To ensure that Qwen2.5-Coder does not produce inflated results due to test set leakage, we performed decontamination on all data, including both pre-training and post-training datasets. We removed key datasets such as HumanEval, MBPP, GSM8K, and MATH. The filtering was done using a 10-gram overlap method, where any training data with a 10-gram word-level overlap with the test data was removed.

Training Policy#

Coarse-to-fine Fine-tuning We first synthesized tens of millions of low-quality but diverse instruction samples to fine-tune the base model. In the second stage, we adopt millions of high-quality instruction samples to improve the performance of the instruction model with rejection sampling and supervised fine-tuning. For the same query, we use the LLM to generate multiple candidates and then use the LLM to score the best one for supervised fine-tuning.
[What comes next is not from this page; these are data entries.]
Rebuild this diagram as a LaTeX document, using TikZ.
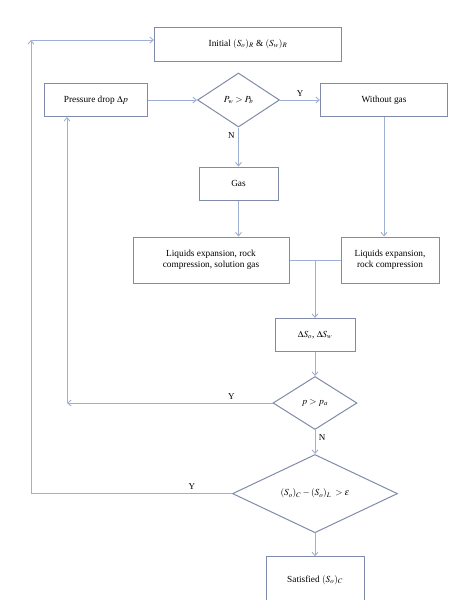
\documentclass[tikz,border=0pt]{standalone}
\usepackage{mathptmx}
\usepackage[no-math]{fontspec}
\setmainfont{Liberation Serif}
\usetikzlibrary{shapes.geometric, arrows.meta, positioning}

\definecolor{linkblue}{RGB}{160,175,212}
\definecolor{framegray}{RGB}{128,138,170}

\begin{document}
\begin{tikzpicture}[
    x=1pt, y=-1pt,
    node distance=24pt and 40pt,
    procbox/.style={rectangle, draw=framegray, line width=1pt, minimum height=33pt, align=center, font=\fontsize{9.3}{11.5}\selectfont, inner sep=2pt},
    decision/.style={diamond, draw=framegray, line width=1pt, inner sep=0pt, align=center, font=\fontsize{9.3}{11.5}\selectfont},
    arrow/.style={-{Straight Barb[length=3.5pt, width=6pt]}, draw=linkblue, line width=0.9pt},
    link/.style={draw=linkblue, line width=0.9pt},
    tag/.style={font=\fontsize{9}{10}\selectfont},
]
    \useasboundingbox (0,0) rectangle (474,600);

    % Top row
    \node[procbox, minimum width=187pt, minimum height=34pt] (init) at (248,44) {Initial $(S_o)_R$ \& $(S_w)_R$};
    \node[procbox, minimum width=103pt] (press) at (96,100) {Pressure drop $\Delta p$};
    \node[decision, minimum width=82pt, minimum height=54pt, right=49pt of press] (bubble) {$P_w > P_b$};
    \node[procbox, minimum width=127pt, right=40pt of bubble] (nogas) {Without gas};

    % Gas branch
    \node[procbox, minimum width=79pt, below=39pt of bubble] (gas) {Gas};
    \node[procbox, minimum width=156pt, minimum height=46pt] (liqgas) at (211,260) {Liquids expansion, rock\\compression, solution gas};
    \node[procbox, minimum width=98pt, minimum height=46pt] (liqnogas) at (390,260) {Liquids expansion,\\rock compression};

    % Lower chain
    \node[procbox, minimum width=80pt] (dsat) at (315,335) {$\Delta S_o$, $\Delta S_w$};
    \node[decision, minimum width=84pt, minimum height=53pt, below=of dsat] (abandon) {$p > p_a$};
    \node[decision, minimum width=165pt, minimum height=51pt, below=of abandon] (converge) {$(S_o)_C - (S_o)_L \;> \varepsilon$};
    \node[procbox, minimum width=98pt, minimum height=46pt, below=23pt of converge] (done) {Satisfied $(S_o)_C$};

    % Helper points
    \coordinate (merge) at (dsat.north |- liqgas.east);
    \coordinate (outer) at (31,40);
    \coordinate (innerx) at (67,0);
    \coordinate (inner) at (innerx |- abandon.west);

    % Connectors
    \draw[arrow] (press) -- (bubble);
    \draw[arrow] (bubble) -- node[tag, above] {Y} (nogas);
    \draw[arrow] (bubble) -- node[tag, left, pos=0.2] {N} (gas);
    \draw[arrow] (gas.south) -- (gas.south |- liqgas.north);
    \draw[arrow] (nogas.south) -- (nogas.south |- liqnogas.north);
    \draw[link] (liqgas.east) -- (liqnogas.west);
    \draw[arrow] (merge) -- (dsat);
    \draw[arrow] (dsat) -- (abandon);
    \draw[arrow] (abandon) -- node[tag, right, pos=0.3] {N} (converge);
    \draw[arrow] (converge) -- (done);

    % Loops back
    \draw[arrow] (abandon.west) -- node[tag, above, pos=0.2] {Y} (inner);
    \draw[arrow] (inner) -- (inner |- press.south);
    \draw[arrow] (converge.west) -- node[tag, above, pos=0.2] {Y} (outer |- converge.west) -- (outer);
    \draw[arrow] (outer) -- (init.west |- outer);

\end{tikzpicture}
\end{document}
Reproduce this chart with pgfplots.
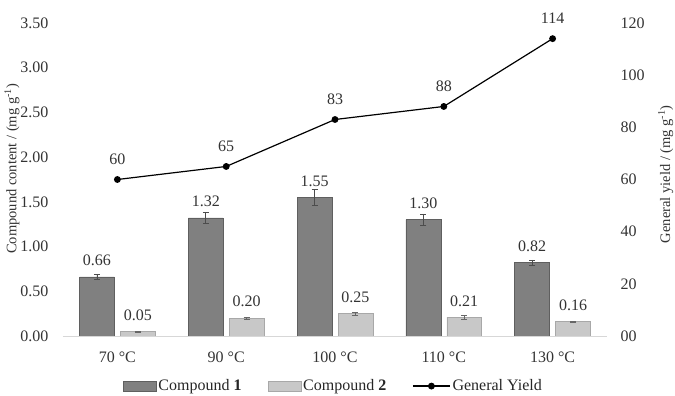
\documentclass[border=0pt]{standalone}
\usepackage{pgfplots}
\pgfplotsset{compat=1.18}
\usepackage{fontspec}
\setmainfont{Liberation Serif}
\definecolor{cA}{RGB}{128,128,128}
\definecolor{cAd}{RGB}{95,95,95}
\definecolor{cB}{RGB}{200,200,200}
\definecolor{cBd}{RGB}{168,168,168}
\definecolor{basecol}{RGB}{215,215,215}
\begin{document}
\fontsize{16}{19}\selectfont
\begin{tikzpicture}
\path[use as bounding box] (-63pt,-60pt) rectangle (612pt,336pt);
\begin{axis}[
  at={(0,0)}, anchor=south west, scale only axis,
  width=544pt, height=313pt,
  xmin=-0.5, xmax=4.5, ymin=0, ymax=3.5,
  ybar=6pt, bar width=0.32,
  axis x line*=bottom, axis y line*=left,
  x axis line style={basecol, line width=0.8pt, -},
  y axis line style={draw=none},
  major tick length=0pt,
  xtick={0,1,2,3,4},
  xticklabels={70 °C,90 °C,100 °C,110 °C,130 °C},
  ytick={0,0.5,1,1.5,2,2.5,3,3.5},
  yticklabels={0.00,0.50,1.00,1.50,2.00,2.50,3.00,3.50},
  tick label style={font=\fontsize{16}{19}\selectfont, text=black!80},
  yticklabel style={xshift=-9pt},
  xticklabel style={yshift=-10pt},
  ylabel={Compound content / (mg g\textsuperscript{-1})},
  ylabel style={at={(axis description cs:-0.094,0.534)}, anchor=center, font=\fontsize{14.5}{17}\selectfont, text=black!80},
  nodes near coords style={font=\fontsize{16}{19}\selectfont, text=black!80, anchor=south, inner sep=0pt, yshift=10.6pt},
]
\addplot[fill=cA, draw=cAd, line width=0.6pt,
  nodes near coords, point meta=explicit symbolic,
  error bars/.cd, y dir=both, y explicit,
  error bar style={black!70, line width=0.6pt},
  error mark options={rotate=90, mark size=3pt, black!70, line width=0.6pt}]
  coordinates {
  (0,0.66) +- (0,0.03) [0.66]
  (1,1.32) +- (0,0.06) [1.32]
  (2,1.55) +- (0,0.085) [1.55]
  (3,1.30) +- (0,0.065) [1.30]
  (4,0.82) +- (0,0.03) [0.82]
  };
\addplot[fill=cB, draw=cBd, line width=0.6pt,
  nodes near coords, point meta=explicit symbolic,
  error bars/.cd, y dir=both, y explicit,
  error bar style={black!60, line width=0.6pt},
  error mark options={rotate=90, mark size=3pt, black!60, line width=0.6pt}]
  coordinates {
  (0,0.05) +- (0,0.005) [0.05]
  (1,0.20) +- (0,0.01) [0.20]
  (2,0.25) +- (0,0.02) [0.25]
  (3,0.21) +- (0,0.02) [0.21]
  (4,0.16) +- (0,0.006) [0.16]
  };
\end{axis}
\begin{axis}[
  at={(0,0)}, anchor=south west, scale only axis,
  width=544pt, height=313pt,
  xmin=-0.5, xmax=4.5, ymin=0, ymax=120,
  axis x line=none, axis y line*=right,
  y axis line style={draw=none},
  major tick length=0pt,
  ytick={0,20,40,60,80,100,120},
  yticklabels={00,20,40,60,80,100,120},
  tick label style={font=\fontsize{16}{19}\selectfont, text=black!80},
  yticklabel style={xshift=8pt},
  ylabel={General yield / (mg g\textsuperscript{-1})},
  ylabel style={at={(axis description cs:1.108,0.517)}, anchor=center, rotate=0, font=\fontsize{14.5}{17}\selectfont, text=black!80},
  legend style={at={(axis description cs:0.497,-0.16)}, anchor=center, draw=none, fill=none,
    font=\fontsize{16}{19}\selectfont, text=black!85,
    /tikz/every even column/.append style={column sep=24pt}},
  legend columns=3,
  legend cell align=left,
]
\addlegendimage{legend image code/.code={\draw[fill=cA, draw=cAd, line width=0.6pt] (0pt,-5pt) rectangle (33pt,5pt);}}
\addlegendentry{Compound \textbf{1}}
\addlegendimage{legend image code/.code={\draw[fill=cB, draw=cBd, line width=0.6pt] (0pt,-5pt) rectangle (33pt,5pt);}}
\addlegendentry{Compound \textbf{2}}
\addplot[black, line width=1.2pt, mark=*, mark size=2.8pt,
  nodes near coords, point meta=explicit symbolic,
  nodes near coords style={font=\fontsize{16}{19}\selectfont, text=black!80, anchor=south, inner sep=0pt, yshift=14.6pt},
  legend image code/.code={\draw[black, line width=1.2pt] (0pt,0pt) -- (37pt,0pt); \fill[black] (18.5pt,0pt) circle (2.8pt);}]
  coordinates {
  (0,60) [60]
  (1,65) [65]
  (2,83) [83]
  (3,88) [88]
  (4,114) [114]
  };
\addlegendentry{General Yield}
\end{axis}
\end{tikzpicture}
\end{document}
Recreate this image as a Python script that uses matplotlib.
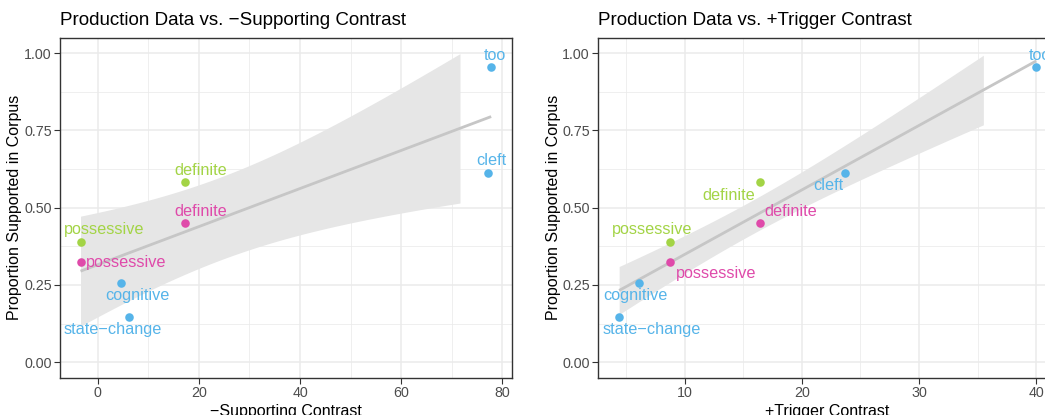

Mixed Tuning We optimize the instruction model with a majority of standard SFT data and a small part of FIM instruction samples.

Direct Preference Optimization for Code After obtaining the SFT model, we further align the Qwen2.5-Coder with the help of offline direct preference optimization (DPO). Given that human feedback is highly labor-intensive, we use a multilingual code sandbox to provide code execution feedback, while an LLM is utilized for human judgment feedback. For the algorithm-like and self-contained code snippets, we generate the test cases to check the correctness of the code as the code execution feedback, including Python, Java, and other languages. For other complex code snippets, we use LLM-as-ajudge to decide which code snippet is better. Further, we combine the code DPO data and common data for offline DPO training.